Europe desperately needs to get out in front of its solvency problem, Greek edition; not because it is right, not even because it will work in the long term, but to stem rapid and costly contagion through financial markets to other weak links in the euro zone, not least to banks.
Whether euro zone institutions will have the agility and resolve to quickly put in place out-sized measures for Greece is doubtful.
That Greece on Wednesday was paying more than 20 percent, or about double the rate of Hugo Chavez’s Venezuela, to borrow money for two years showed that investors were expecting either a default or very large burden sharing by existing creditors, and possibly a, by definition, disorderly exit from the euro by Greece. Spain joined the list of sovereign downgrades, as Standard & Poor’s cut its rating a notch to AA, a day after the debt rating agency slashed Greece to junk status and cut Portugal to AA.

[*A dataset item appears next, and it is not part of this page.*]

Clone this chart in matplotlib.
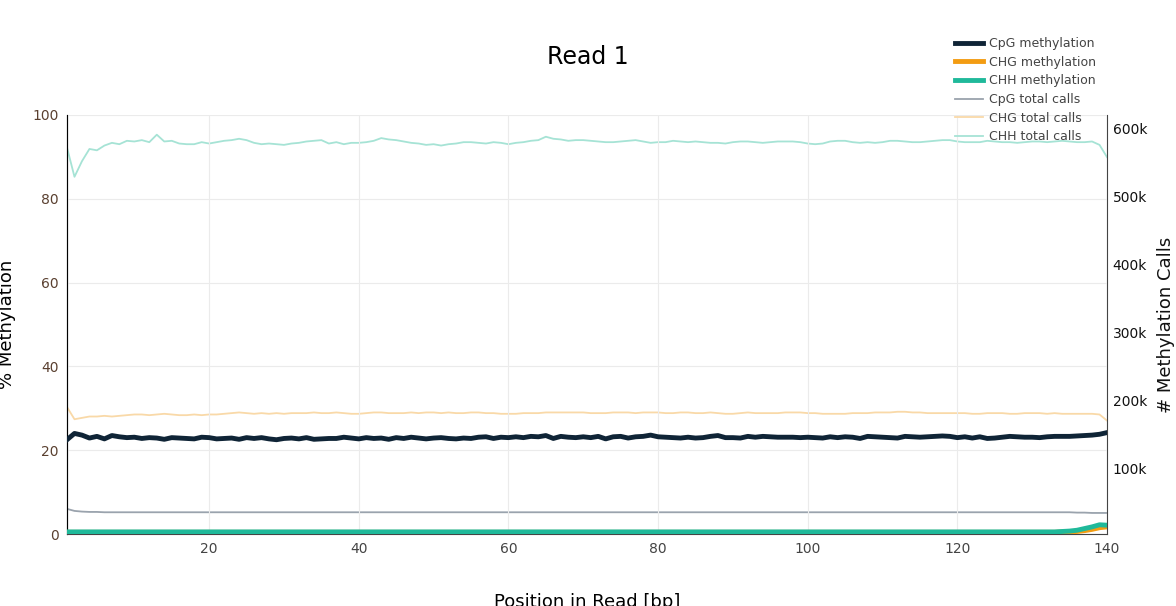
import matplotlib
matplotlib.use("Agg")
import matplotlib.pyplot as plt
import numpy as np

positions = list(range(1, 141))

cpg_meth = [
    22.5, 24.0, 23.6, 22.9, 23.3, 22.7, 23.5, 23.2, 23.0, 23.1,
    22.8, 23.0, 22.9, 22.6, 23.0, 22.9, 22.8, 22.7, 23.1, 23.0,
    22.7, 22.8, 22.9, 22.6, 23.0, 22.8, 23.0, 22.7, 22.5, 22.8,
    22.9, 22.7, 23.0, 22.6, 22.7, 22.8, 22.8, 23.1, 22.9, 22.7,
    23.0, 22.8, 22.9, 22.6, 23.0, 22.8, 23.1, 22.9, 22.7, 22.9,
    23.0, 22.8, 22.7, 22.9, 22.8, 23.1, 23.2, 22.8, 23.1, 23.0,
    23.2, 23.0, 23.3, 23.2, 23.5, 22.8, 23.3, 23.1, 23.0, 23.2,
    23.0, 23.3, 22.7, 23.2, 23.3, 22.9, 23.2, 23.3, 23.6, 23.2,
    23.1, 23.0, 22.9, 23.1, 22.9, 23.0, 23.3, 23.5, 23.0, 23.0,
    22.9, 23.3, 23.1, 23.3, 23.2, 23.1, 23.1, 23.1, 23.0, 23.1,
    23.0, 22.9, 23.2, 23.0, 23.2, 23.1, 22.8, 23.3, 23.2, 23.1,
    23.0, 22.9, 23.3, 23.2, 23.1, 23.2, 23.3, 23.4, 23.3, 23.0,
    23.2, 22.9, 23.2, 22.8, 22.9, 23.1, 23.3, 23.2, 23.1, 23.1,
    23.0, 23.2, 23.3, 23.3, 23.3, 23.4, 23.5, 23.6, 23.8, 24.2,
]

chg_meth = [0.4] * 130 + [0.4, 0.4, 0.4, 0.5, 0.5, 0.6, 0.8, 1.1, 1.5, 1.7]
chh_meth = [0.5] * 130 + [0.5, 0.5, 0.5, 0.6, 0.7, 0.9, 1.3, 1.7, 2.2, 2.1]

cpg_total = [40000, 37000, 36000, 35500, 35500] + [35000] * 130 + [34500, 34500, 34000, 34000, 34000]

chg_total = [
    190000, 172000, 174000, 176000, 176000, 177000, 176000, 177000, 178000, 179000,
    179000, 178000, 179000, 180000, 179000, 178000, 178000, 179000, 178000, 179000,
    179000, 180000, 181000, 182000, 181000, 180000, 181000, 180000, 181000, 180000,
    181000, 181000, 181000, 182000, 181000, 181000, 182000, 181000, 180000, 180000,
    181000, 182000, 182000, 181000, 181000, 181000, 182000, 181000, 182000, 182000,
    181000, 182000, 181000, 181000, 182000, 182000, 181000, 181000, 180000, 180000,
    180000, 181000, 181000, 181000, 182000, 182000, 182000, 182000, 182000, 182000,
    181000, 181000, 181000, 182000, 182000, 182000, 181000, 182000, 182000, 182000,
    181000, 181000, 182000, 182000, 181000, 181000, 182000, 181000, 180000, 180000,
    181000, 182000, 181000, 181000, 181000, 181000, 182000, 182000, 182000, 181000,
    181000, 180000, 180000, 180000, 180000, 181000, 181000, 181000, 182000, 182000,
    182000, 183000, 183000, 182000, 182000, 181000, 181000, 181000, 181000, 181000,
    181000, 180000, 180000, 181000, 181000, 181000, 180000, 180000, 181000, 181000,
    181000, 180000, 181000, 180000, 180000, 180000, 180000, 180000, 179000, 170000,
]

chh_total = [
    572000, 529000, 552000, 570000, 568000, 575000, 579000, 577000, 582000, 581000,
    583000, 580000, 591000, 581000, 582000, 578000, 577000, 577000, 580000, 578000,
    580000, 582000, 583000, 585000, 583000, 579000, 577000, 578000, 577000, 576000,
    578000, 579000, 581000, 582000, 583000, 578000, 580000, 577000, 579000, 579000,
    580000, 582000, 586000, 584000, 583000, 581000, 579000, 578000, 576000, 577000,
    575000, 577000, 578000, 580000, 580000, 579000, 578000, 580000, 579000, 577000,
    579000, 580000, 582000, 583000, 588000, 585000, 584000, 582000, 583000, 583000,
    582000, 581000, 580000, 580000, 581000, 582000, 583000, 581000, 579000, 580000,
    580000, 582000, 581000, 580000, 581000, 580000, 579000, 579000, 578000, 580000,
    581000, 581000, 580000, 579000, 580000, 581000, 581000, 581000, 580000, 578000,
    577000, 578000, 581000, 582000, 582000, 580000, 579000, 580000, 579000, 580000,
    582000, 582000, 581000, 580000, 580000, 581000, 582000, 583000, 583000, 581000,
    580000, 580000, 580000, 582000, 581000, 580000, 580000, 579000, 580000, 581000,
    581000, 580000, 581000, 582000, 581000, 580000, 580000, 581000, 576000, 558000,
]

fig = plt.figure(figsize=(11.76, 6.06), dpi=100)
ax = fig.add_axes([67 / 1176, 1 - 534 / 606, 1040 / 1176, 419 / 606])
ax2 = ax.twinx()

ax2.plot(positions, cpg_total, color="#9aa3ad", lw=1.3, label="CpG total calls")
ax2.plot(positions, chg_total, color="#f9d9a8", lw=1.3, label="CHG total calls")
ax2.plot(positions, chh_total, color="#a6e3d5", lw=1.3, label="CHH total calls")
ax.plot(positions, cpg_meth, color="#0f2436", lw=3.5, label="CpG methylation", zorder=5)
ax.plot(positions, chg_meth, color="#f39c12", lw=3.5, label="CHG methylation", zorder=5)
ax.plot(positions, chh_meth, color="#1fb99a", lw=3.5, label="CHH methylation", zorder=5)
ax.set_zorder(ax2.get_zorder() + 1)
ax.patch.set_visible(False)

ax.set_xlim(1, 140)
ax.set_ylim(0, 100)
ax2.set_ylim(3000, 620000)
ax.set_xticks([20, 40, 60, 80, 100, 120, 140])
ax.set_yticks([0, 20, 40, 60, 80, 100])
ax2.set_yticks([100000, 200000, 300000, 400000, 500000, 600000])
ax2.set_yticklabels(["100k", "200k", "300k", "400k", "500k", "600k"])
ax.grid(color="#ebebeb", lw=0.8)
for a in (ax, ax2):
    a.spines["top"].set_visible(False)
    a.tick_params(length=0, labelsize=10)
ax.spines["right"].set_visible(False)
ax2.spines["left"].set_color("#444")
ax2.spines["right"].set_color("#444")
ax2.spines["bottom"].set_visible(False)
ax.spines["bottom"].set_color("#444")
ax.tick_params(axis="y", labelcolor="#5a4030", pad=6)
ax.tick_params(axis="x", labelcolor="#444", pad=6)
ax2.tick_params(axis="y", labelcolor="#111", pad=4)

ax.set_xlabel("Position in Read [bp]", fontsize=13)
ax.xaxis.set_label_coords(0.5, -(593 - 534) / 419, transform=ax.transAxes)
ax.set_ylabel("% Methylation", fontsize=13)
ax.yaxis.set_label_coords(-(67 - 16) / 1040, 0.5, transform=ax.transAxes)
ax2.set_ylabel("# Methylation Calls", fontsize=13, color="#111")
ax2.yaxis.set_label_coords(1 + (1157 - 1107) / 1040, 0.5, transform=ax.transAxes)
fig.text(588 / 1176, 1 - 57 / 606, "Read 1", fontsize=17, ha="center", va="center")

h1, l1 = ax.get_legend_handles_labels()
h2, l2 = ax2.get_legend_handles_labels()
fig.legend(h1 + h2, l1 + l2, loc="upper left", bbox_to_anchor=(955 / 1176, 1 - 37 / 606),
           frameon=False, fontsize=9, handlelength=2.2, handletextpad=0.5, labelspacing=0.45,
           borderaxespad=0, borderpad=0, labelcolor="#444")
fig.savefig("out.png", dpi=100)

The moves prompted rapid widening of Spanish and Portuguese debt, and hit financial markets world-wide. Investors, lulled by an apparently miraculous government-underwritten escape from the banking crisis, and aware of how badly things would go if Greece were not bailed out, had been operating on a cheerful if lazy assumption that this crisis too would be made to disappear, because the alternative is too horrible.
Month has followed month, meeting has piled upon meeting and even with broad consensus there is still huge lack of clarity about who in the European Union is going to do what exactly to whom.